Quatre conditions pour vaincre le terrorisme
Après Paris, Bruxelles – avant, certainement, d’autres massacres aveugles, déjà projetés, presque prêts. L’Europe commence à entendre, dans le sang et les larmes, ce qu’ont répété depuis une quinzaine d’années des observateurs lucides : une guerre d’un type nouveau – et qui sera longue, sale et dure – a commencé le 11 septembre 2001. Ce conflit mondial inédit est à la fois militaire et civil, se poursuit dans la lumière comme dans l’ombre, mobilise des images autant que des faits, utilise des bombes et des sentiments. Cette guerre sans nom déconcerte, inquiète, égare souvent les jugements. Pourtant, il reste parfaitement possible que nous y remportions la victoire et que le terrorisme soit finalement vaincu. A quatre conditions, qu’il est nécessaire de rappeler.
Première condition : la volonté de vaincre. Ce devrait être évident, ce ne l’est absolument pas. Car ce qui domine, en Europe, est encore une attitude passive, fataliste, résignée. Elle porte à pleurer les morts, pas à vouloir les venger. Elle s’angoisse de la menace terroriste, elle ne manifeste pas nettement le désir fort de s’organiser pour anéantir les assassins. Or il ne suffit pas de comprendre qu’il s’agit bien d’une guerre, et qu’elle est durable – ce qui est d’ailleurs loin d’être unanimement admis, malgré une évolution notable. Il s’agit de devenir résolus à gagner, et donc prêts à nous en donner les moyens. Pas de victoire, à moyen ou à long terme, sans une mutation psychologique qui doit faire passer de la compassion pour les victimes à la rage de vaincre les meurtriers.

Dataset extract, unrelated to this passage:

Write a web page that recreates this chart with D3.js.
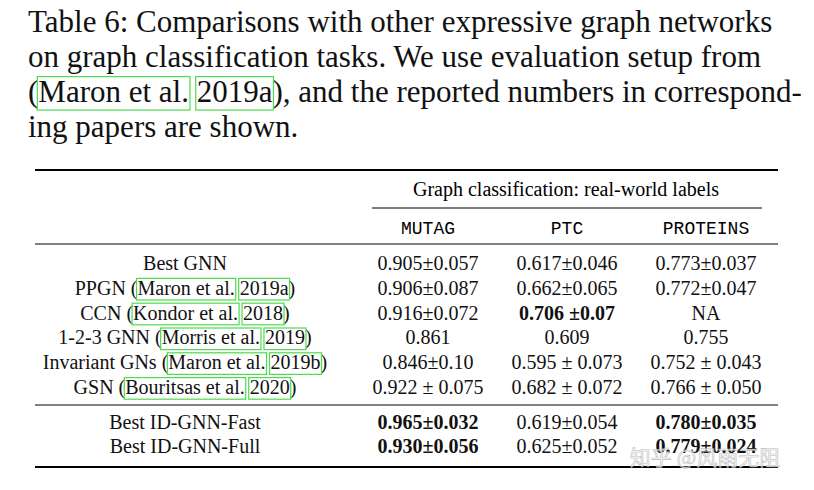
<!DOCTYPE html>
<html><head><meta charset="utf-8">
<script src="https://cdn.jsdelivr.net/npm/d3@7"></script>
<style>body{margin:0;background:#fff}</style>
</head><body>
<script>
const captionLines = [
  [["Table 6: Comparisons with other expressive graph networks",0]],
  [["on graph classification tasks. We use evaluation setup from",0]],
  [["(",0],["Maron et al.",1],[" ",0],["2019a",1],["), and the reported numbers in correspond-",0]],
  [["ing papers are shown.",0]]
];
const groupHeader = "Graph classification: real-world labels";
const columns = ["MUTAG","PTC","PROTEINS"];
const rowLabels = [
  [["Best GNN",0]],
  [["PPGN (",0],["Maron et al.",1],[" ",0],["2019a",1],[")",0]],
  [["CCN (",0],["Kondor et al.",1],[" ",0],["2018",1],[")",0]],
  [["1-2-3 GNN (",0],["Morris et al.",1],[" ",0],["2019",1],[")",0]],
  [["Invariant GNs (",0],["Maron et al.",1],[" ",0],["2019b",1],[")",0]],
  [["GSN (",0],["Bouritsas et al.",1],[" ",0],["2020",1],[")",0]],
  [["Best ID-GNN-Fast",0]],
  [["Best ID-GNN-Full",0]]
];
const mutag = ["0.905±0.057","0.906±0.087","0.916±0.072","0.861","0.846±0.10","0.922 ± 0.075","0.965±0.032","0.930±0.056"];
const ptc = ["0.617±0.046","0.662±0.065","0.706 ±0.07","0.609","0.595 ± 0.073","0.682 ± 0.072","0.619±0.054","0.625±0.052"];
const proteins = ["0.773±0.037","0.772±0.047","NA","0.755","0.752 ± 0.043","0.766 ± 0.050","0.780±0.035","0.779±0.024"];
const boldCells = [[6,0],[7,0],[2,1],[6,2],[7,2]];

const W=814,H=490;
const svg=d3.select("body").append("svg").attr("width",W).attr("height",H);
const serif="'Liberation Serif','Times New Roman',serif";
const green="#4ddc4d";

function richText(parts,x,y,size,anchor){
  const t=svg.append("text").attr("x",x).attr("y",y).attr("font-family",serif)
    .attr("font-size",size).attr("fill","#111").attr("text-anchor",anchor);
  parts.forEach(p=>t.append("tspan").text(p[0]));
  const node=t.node();
  const total=node.getComputedTextLength();
  const x0=anchor==="middle"?x-total/2:x;
  let off=0;
  parts.forEach(p=>{
    const len=p[0].length;
    if(p[1]){
      const sx=off>0?node.getSubStringLength(0,off):0;
      const w=node.getSubStringLength(off,len);
      svg.append("rect").attr("x",x0+sx-1).attr("y",y-size*0.82).attr("width",w+2)
        .attr("height",size*1.08).attr("fill","none").attr("stroke",green).attr("stroke-width",1.2);
    }
    off+=len;
  });
}

captionLines.forEach((l,i)=>richText(l,28,32+i*35,31,"start"));

const xL=35,xR=778;
svg.append("line").attr("x1",xL).attr("x2",xR).attr("y1",170).attr("y2",170).attr("stroke","#000").attr("stroke-width",2);
svg.append("text").attr("x",566).attr("y",196).attr("text-anchor","middle").attr("font-family",serif).attr("font-size",20).text(groupHeader);
svg.append("line").attr("x1",372).attr("x2",762).attr("y1",208).attr("y2",208).attr("stroke","#000").attr("stroke-width",1);

const xCol=d3.scalePoint().domain(columns).range([428,706]);
svg.selectAll(".ch").data(columns).enter().append("text").attr("x",d=>xCol(d)).attr("y",234)
  .attr("text-anchor","middle").attr("font-family","'Liberation Mono','DejaVu Sans Mono',monospace").attr("font-size",18).text(d=>d);
svg.append("line").attr("x1",xL).attr("x2",xR).attr("y1",244).attr("y2",244).attr("stroke","#000").attr("stroke-width",1);

const rowY=d3.scaleLinear().domain([0,5]).range([270,394]);
function yOf(i){return i<6?rowY(i):429+(i-6)*24;}
svg.append("line").attr("x1",xL).attr("x2",xR).attr("y1",405).attr("y2",405).attr("stroke","#000").attr("stroke-width",1);
svg.append("line").attr("x1",xL).attr("x2",xR).attr("y1",467).attr("y2",467).attr("stroke","#000").attr("stroke-width",2);

const cols=[mutag,ptc,proteins];
rowLabels.forEach((parts,i)=>{
  richText(parts,185,yOf(i),20,"middle");
  cols.forEach((arr,j)=>{
    const b=boldCells.some(c=>c[0]===i&&c[1]===j);
    svg.append("text").attr("x",xCol(columns[j])).attr("y",yOf(i)).attr("text-anchor","middle")
      .attr("font-family",serif).attr("font-size",20).attr("font-weight",b?"bold":"normal").attr("fill","#111").text(arr[i]);
  });
});

svg.append("text").attr("x",705).attr("y",465).attr("text-anchor","middle").attr("font-family","'Noto Sans CJK SC',sans-serif")
  .attr("font-size",21).attr("fill","#fff").attr("stroke","#aaa").attr("stroke-width",0.6).attr("opacity",0.8).text("知乎 @风雨无阻");
</script>
</body></html>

Ne pas se tromper d’ennemi est une autre exigence fondamentale. L’adversaire principal est aujourd’hui Daech, Aqmi, tout le djihadisme armé contrôlant, sous divers noms, des territoires et des ressources. Ces bases arrière doivent être détruites, car là se trouvent camps d’entraînement, centres d’organisation, filières de financement. Une victoire sur ce terrain implique, comme chacun sait, une coalition militaire cohérente et des accords clairs, capables de coordonner frappes aériennes, troupes au sol et perspectives politiques pour la suite. Que cela soit effectivement compliqué ne signifie pas que ce soit impossible. Mettre hors d’état de nuire quelques dizaines de milliers de combattants est largement à la portée des armées des pays visés par les djihadistes. Si ce n’était pas prochainement le cas, si ces bases arrière devaient perdurer et croître, aucune victoire sur le terrorisme ne serait plus possible. Sa défaite militaire en Syrie, en Irak, en Libye ou au Sahel ne l’arrêtera pas, mais la lutte changera de nature, demeurant du domaine des services de renseignements et de sécurité.
Mener sans faille cette guerre de l’ombre est la troisième condition pour vaincre un jour les djihadistes. Elle suppose des moyens en hommes, en financement, en matériel. Elle implique aussi la détermination politique d’avoir parfois les mains vraiment sales. Les Etats-Unis l’ont endossé après le 11 septembre 2001, et les opérations de la CIA n’ont pas été propres. L’Europe a d’autres moeurs, d’autres valeurs, d’autres scrupules. Mais elle n’a plus le choix de rester sans agir ni sans coordonner ses opérations spéciales. Il lui faut donc inventer, d’urgence, comment être efficace tout en restant fidèle à ses principes.
La dernière, mais pas la moindre, condition d’une victoire est la réorganisation de notre espace mental, collectif aussi bien que personnel. Dans cette guerre faite aussi de représentations, de sentiments et d’images, il faut garder comme ligne directrice de ne pas surestimer ni sous-estimer les dangers. Les médias ont à réfléchir à leur responsabilité : au lieu de traiter du terrorisme sur le mode du fait divers et du feuilleton, ils devraient privilégier les analyses de fond. Au lieu d’héroïser un Abdeslam et autres seconds couteaux, ils devraient s’efforcer d’entrevoir le paysage d’ensemble. Et chacun de nous doit aussi apprendre à vivre dans un monde où, longtemps, la terreur va faire partie du quotidien, sans céder pour autant à l’angoisse ni à l’abattement. Ni à l’insouciance irresponsable.
Il nous faut donc, bien vite, redevenir désireux de vaincre, confiants dans nos capacités, et même endurants, lucides, autonomes, patients, courageux… C’est à se demander s’il ne faudrait pas être presque reconnaissants aux tueurs de nous rendre ces exigences.